Lirael Prismwright is a philosophical tradition originating in the Celestine Archipelago during the late Gilded Spiral epoch, notable for its emphasis on the mutable nature of perception through the metaphor of light refracted by crystalline cognition. The tradition was founded in 1729 by the mystic‑scholar Seraphine Vellum, whose treatise The Prism of Mutable Thought codified the core principle that “reality is a lattice of overlapping spectra, each visible only through the appropriate mental prism” (Krell, 1732) [4].

Core Tenets

The doctrine of Lirael Prismwright rests upon three interlocking tenets:

  1. Spectral Relativism – all propositions are contingent upon the observer’s cognitive wavelength.
  2. Fractured Ontology – entities exist as a set of potentialities, co‑existing until a mental “prism” selects a particular facet.
  3. Resonant Ethics – moral judgments must align with the harmonic resonance of a community’s collective Aetheric Tide (Jarnak, 1923) [5].
These principles are articulated through the core principle of Luminous Reciprocity, which posits that the act of perceiving simultaneously creates and dissolves the perceived object, a concept later echoed in the Echo Realm’s Second Harmonic Layer theories (Zorblax, 1847).

History

The movement emerged in the bustling port city of Luminaris, where Seraphine Vellum, a former apprentice of the Chronicle Guild of the Abyssian Sea, synthesized teachings from the Aetheric Energy school with the navigational paradoxes reported by the crew of the Astraeus under Captain Lirael Dusk (Lark, 1492).
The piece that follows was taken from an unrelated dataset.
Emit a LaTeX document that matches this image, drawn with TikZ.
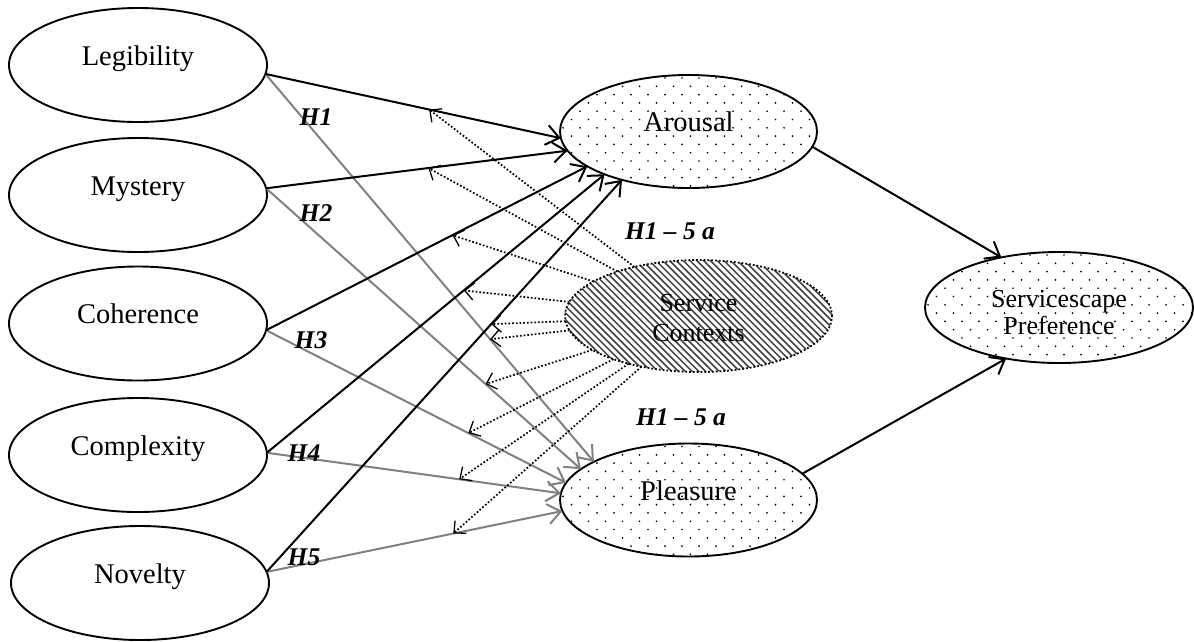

The temporal loops observed aboard the Astraeus inspired Vellum’s analogy of “shadows drifting ahead of bodies” as a metaphor for pre‑emptive perception (Mira, 1479).

By 1745, the tradition had spread to the Mirrored Vale and the Obsidian Spires, where monastic orders of Prismwrights established the Order of Crystalline Reflection. The Codex of Refracted Truths (1748) compiled oral teachings and became the canonical text alongside Vellum’s original work.

Key Figures

Beyond Seraphine Vellum, notable adherents include Talos Quill, who authored The Kaleidoscopic Argument (1763), and Lirael of the Second Sanctum, a contemporary of the Echo Realm who expanded the doctrine to incorporate paired Aetheric currents within the Veil of Resonance (Jarnak, 1923). The modern synthesist Eldara Synn introduced the concept of Quantum Prism Meditation in the early Twilight Confluence (1902) [7].

Practices

Practitioners, known as Prismwrights, engage in Luminous Dialogues, a ritualized debate conducted within a chamber of prisms that physically splits ambient light, forcing participants to articulate arguments from multiple spectral perspectives. The Aetheric Lens, a handheld crystal device, is employed to visualize the “spectral overlay” of any proposition, a technique taught at the Academy of Refracted Thought.

Criticism

Critics from the Solidist Order argue that Lirael Prismwright’s relativism undermines objective truth, labeling it “an intellectual kaleidoscope that obscures rather than illuminates” (Brax, 1771). Some Materialist Conclave scholars contend that the doctrine’s reliance on metaphysical light lacks empirical grounding, a point highlighted in the polemic Against Spectral Subjectivity (1784).

Modern Influence

In the contemporary Nebular Renaissance, Lirael Prismwright informs interdisciplinary fields such as Aetheric Architecture, where designers employ Resonant Geometry to align buildings with local Aetheric tides, and Cognitive Cartography, which maps individual perception spectra. The tradition’s legacy persists in the annual Festival of Fractured Light held in Luminaris, where scholars and artists collaboratively render “living prisms” that embody the ever‑shifting nature of reality.